All the data should be repeated exactly. Any image in it is left out.

_Available data_
——————————
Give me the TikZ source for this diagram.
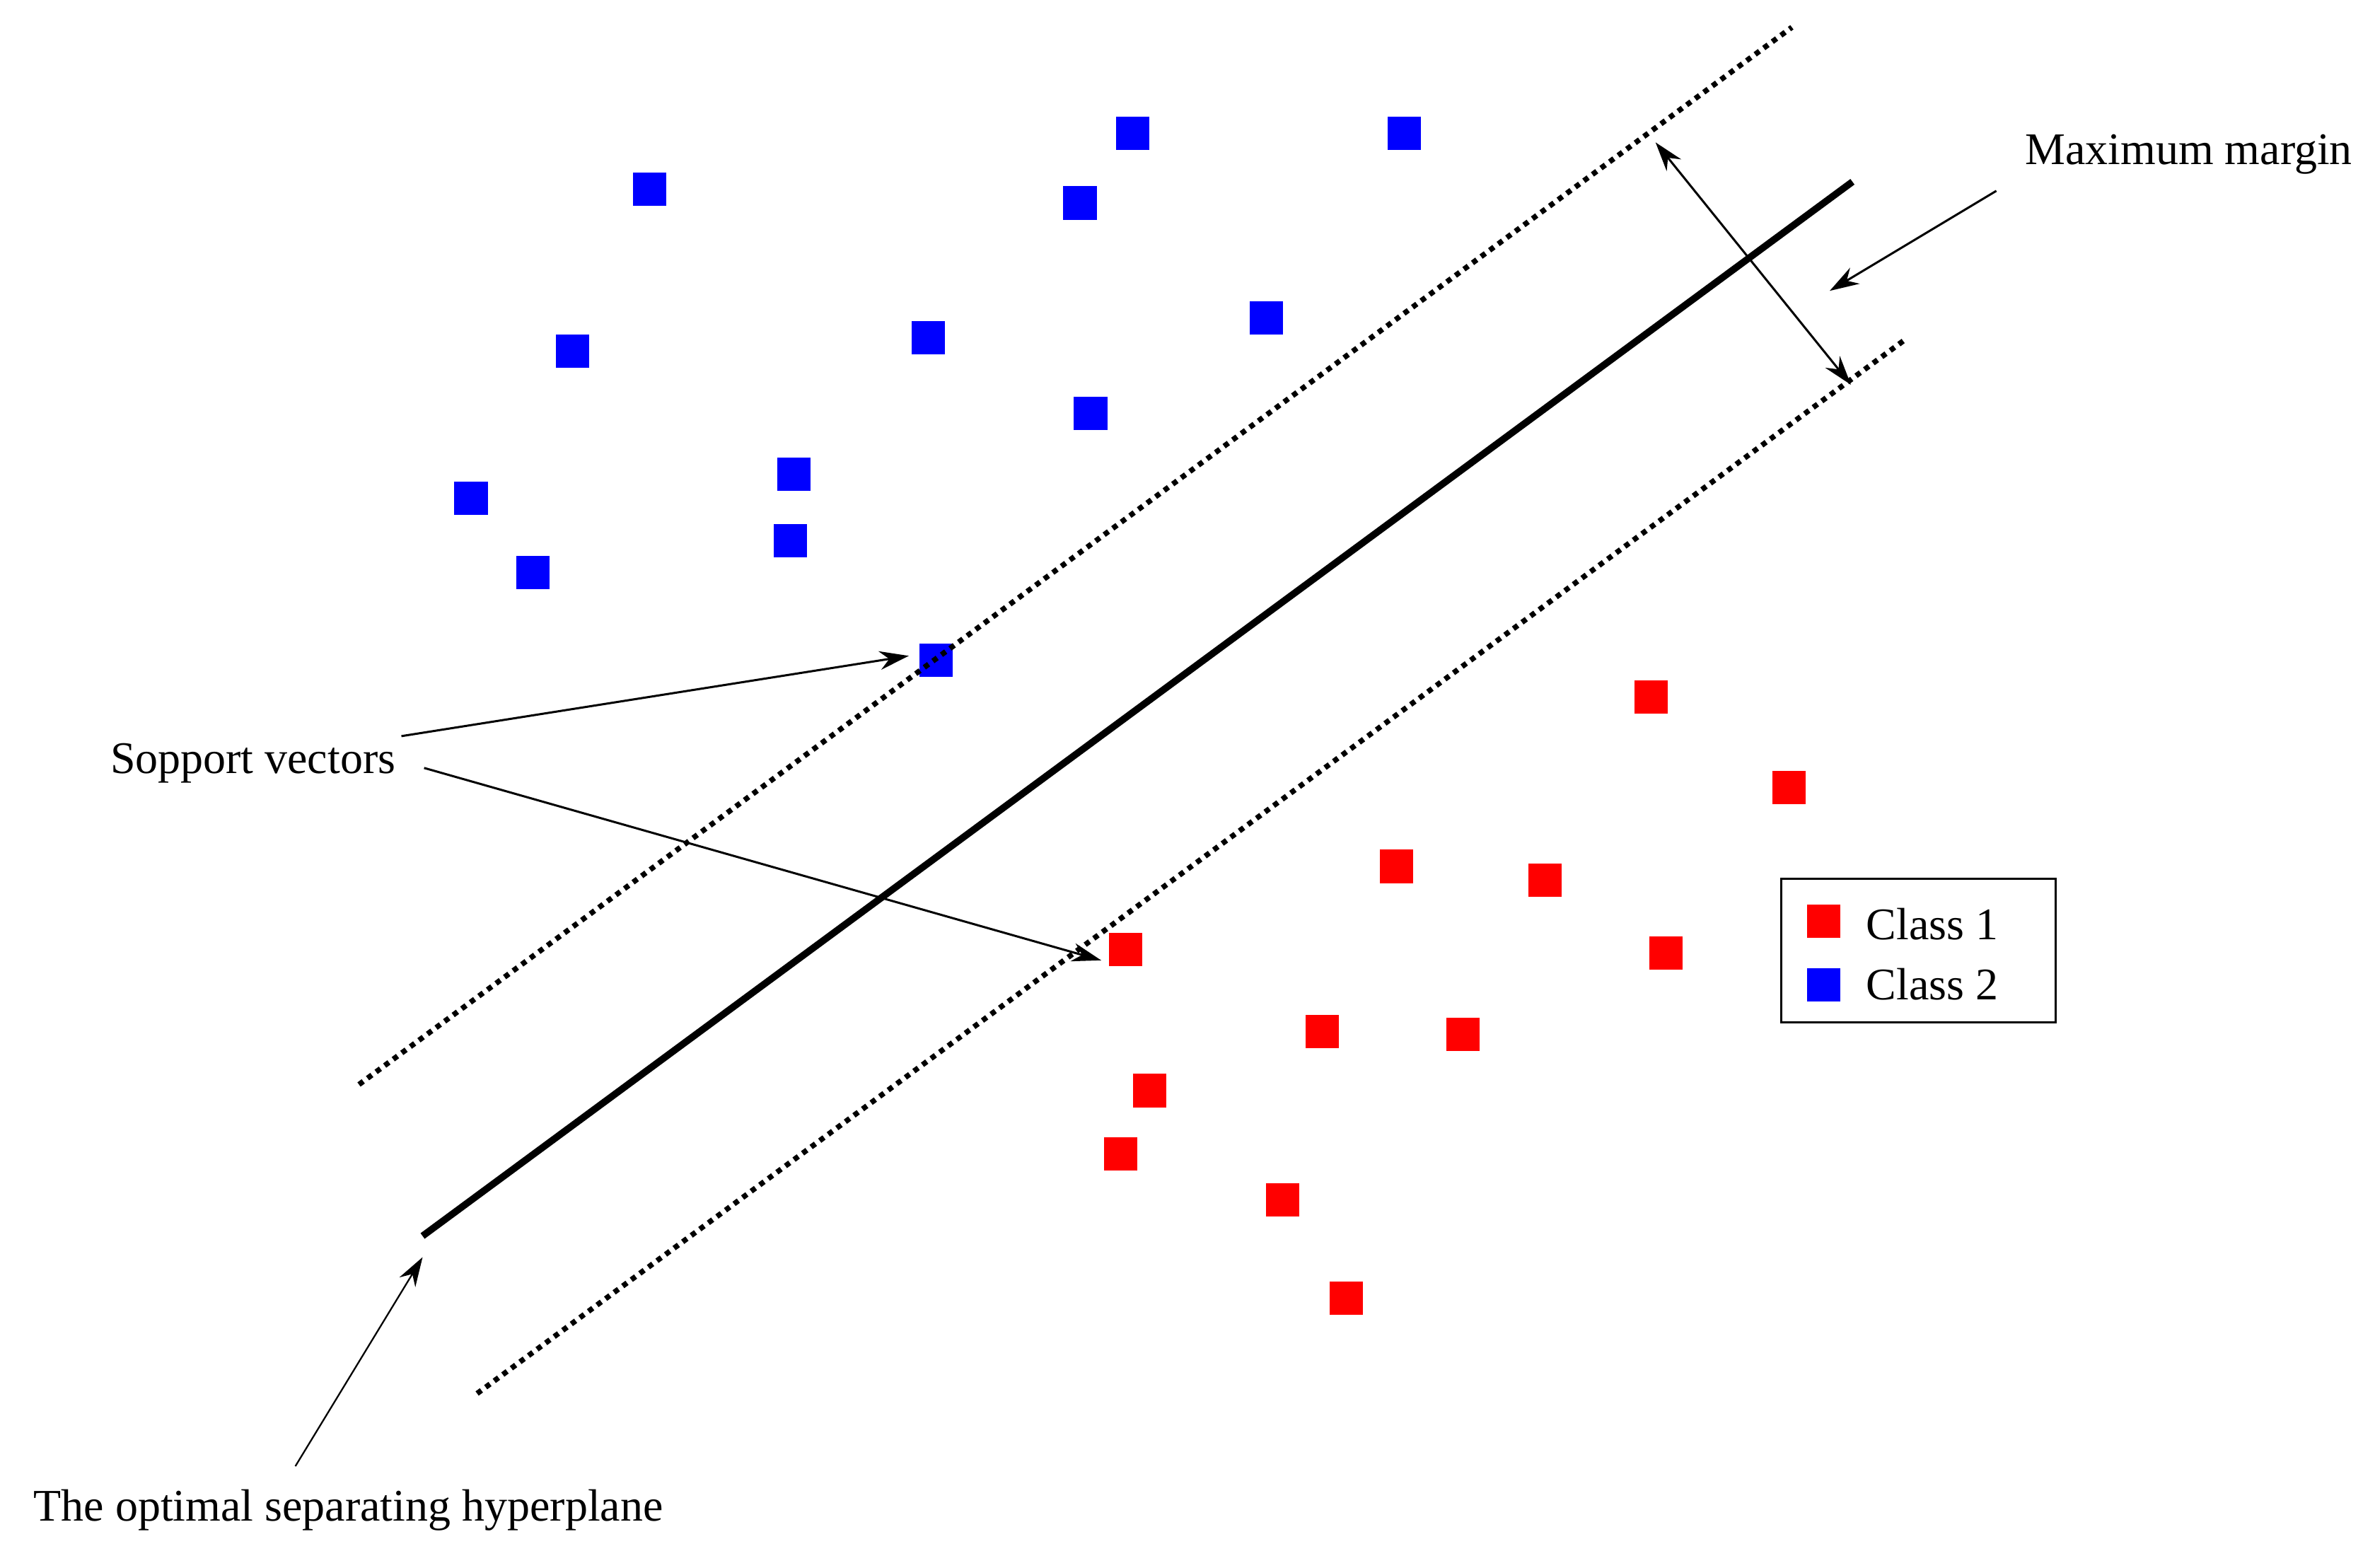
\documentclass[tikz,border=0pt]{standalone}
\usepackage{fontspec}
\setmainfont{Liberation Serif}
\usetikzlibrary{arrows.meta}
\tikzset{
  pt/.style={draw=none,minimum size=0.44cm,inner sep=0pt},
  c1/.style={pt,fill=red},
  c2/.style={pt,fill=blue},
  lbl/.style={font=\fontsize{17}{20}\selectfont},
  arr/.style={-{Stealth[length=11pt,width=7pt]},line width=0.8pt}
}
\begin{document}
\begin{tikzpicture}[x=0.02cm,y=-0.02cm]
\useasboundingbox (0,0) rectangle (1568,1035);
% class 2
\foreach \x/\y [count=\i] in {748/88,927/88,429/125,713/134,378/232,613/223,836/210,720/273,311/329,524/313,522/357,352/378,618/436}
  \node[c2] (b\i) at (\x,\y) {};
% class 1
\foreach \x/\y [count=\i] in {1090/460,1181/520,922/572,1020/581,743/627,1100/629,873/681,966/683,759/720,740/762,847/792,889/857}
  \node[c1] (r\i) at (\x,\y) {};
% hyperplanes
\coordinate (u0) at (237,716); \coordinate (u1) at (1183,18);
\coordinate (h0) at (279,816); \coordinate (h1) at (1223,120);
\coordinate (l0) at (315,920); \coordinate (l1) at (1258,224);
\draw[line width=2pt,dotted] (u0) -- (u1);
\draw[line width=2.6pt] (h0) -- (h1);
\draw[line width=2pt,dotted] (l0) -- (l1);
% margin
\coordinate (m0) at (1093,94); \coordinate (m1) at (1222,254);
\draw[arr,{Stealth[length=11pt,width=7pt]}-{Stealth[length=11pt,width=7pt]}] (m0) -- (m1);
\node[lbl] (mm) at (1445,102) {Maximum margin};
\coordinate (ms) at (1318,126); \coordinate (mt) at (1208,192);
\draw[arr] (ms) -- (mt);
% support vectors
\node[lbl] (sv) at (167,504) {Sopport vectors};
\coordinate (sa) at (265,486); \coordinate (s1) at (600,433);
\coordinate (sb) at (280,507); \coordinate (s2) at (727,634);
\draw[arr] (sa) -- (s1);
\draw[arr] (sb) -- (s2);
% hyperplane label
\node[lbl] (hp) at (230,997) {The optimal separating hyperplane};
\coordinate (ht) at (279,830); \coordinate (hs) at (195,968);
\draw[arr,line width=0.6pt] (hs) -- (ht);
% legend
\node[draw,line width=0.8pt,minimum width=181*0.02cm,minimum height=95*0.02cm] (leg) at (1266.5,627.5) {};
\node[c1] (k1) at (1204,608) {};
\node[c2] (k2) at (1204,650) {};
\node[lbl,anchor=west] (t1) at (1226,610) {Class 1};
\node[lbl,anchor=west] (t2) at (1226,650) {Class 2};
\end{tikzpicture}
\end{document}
——————————
_Reply_
Give me the TikZ source for this diagram.
\documentclass[tikz,border=0pt]{standalone}
\usepackage{fontspec}
\setmainfont{Liberation Serif}
\usetikzlibrary{arrows.meta}
\tikzset{
  pt/.style={draw=none,minimum size=0.44cm,inner sep=0pt},
  c1/.style={pt,fill=red},
  c2/.style={pt,fill=blue},
  lbl/.style={font=\fontsize{17}{20}\selectfont},
  arr/.style={-{Stealth[length=11pt,width=7pt]},line width=0.8pt}
}
\begin{document}
\begin{tikzpicture}[x=0.02cm,y=-0.02cm]
\useasboundingbox (0,0) rectangle (1568,1035);
% class 2
\foreach \x/\y [count=\i] in {748/88,927/88,429/125,713/134,378/232,613/223,836/210,720/273,311/329,524/313,522/357,352/378,618/436}
  \node[c2] (b\i) at (\x,\y) {};
% class 1
\foreach \x/\y [count=\i] in {1090/460,1181/520,922/572,1020/581,743/627,1100/629,873/681,966/683,759/720,740/762,847/792,889/857}
  \node[c1] (r\i) at (\x,\y) {};
% hyperplanes
\coordinate (u0) at (237,716); \coordinate (u1) at (1183,18);
\coordinate (h0) at (279,816); \coordinate (h1) at (1223,120);
\coordinate (l0) at (315,920); \coordinate (l1) at (1258,224);
\draw[line width=2pt,dotted] (u0) -- (u1);
\draw[line width=2.6pt] (h0) -- (h1);
\draw[line width=2pt,dotted] (l0) -- (l1);
% margin
\coordinate (m0) at (1093,94); \coordinate (m1) at (1222,254);
\draw[arr,{Stealth[length=11pt,width=7pt]}-{Stealth[length=11pt,width=7pt]}] (m0) -- (m1);
\node[lbl] (mm) at (1445,102) {Maximum margin};
\coordinate (ms) at (1318,126); \coordinate (mt) at (1208,192);
\draw[arr] (ms) -- (mt);
% support vectors
\node[lbl] (sv) at (167,504) {Sopport vectors};
\coordinate (sa) at (265,486); \coordinate (s1) at (600,433);
\coordinate (sb) at (280,507); \coordinate (s2) at (727,634);
\draw[arr] (sa) -- (s1);
\draw[arr] (sb) -- (s2);
% hyperplane label
\node[lbl] (hp) at (230,997) {The optimal separating hyperplane};
\coordinate (ht) at (279,830); \coordinate (hs) at (195,968);
\draw[arr,line width=0.6pt] (hs) -- (ht);
% legend
\node[draw,line width=0.8pt,minimum width=181*0.02cm,minimum height=95*0.02cm] (leg) at (1266.5,627.5) {};
\node[c1] (k1) at (1204,608) {};
\node[c2] (k2) at (1204,650) {};
\node[lbl,anchor=west] (t1) at (1226,610) {Class 1};
\node[lbl,anchor=west] (t2) at (1226,650) {Class 2};
\end{tikzpicture}
\end{document}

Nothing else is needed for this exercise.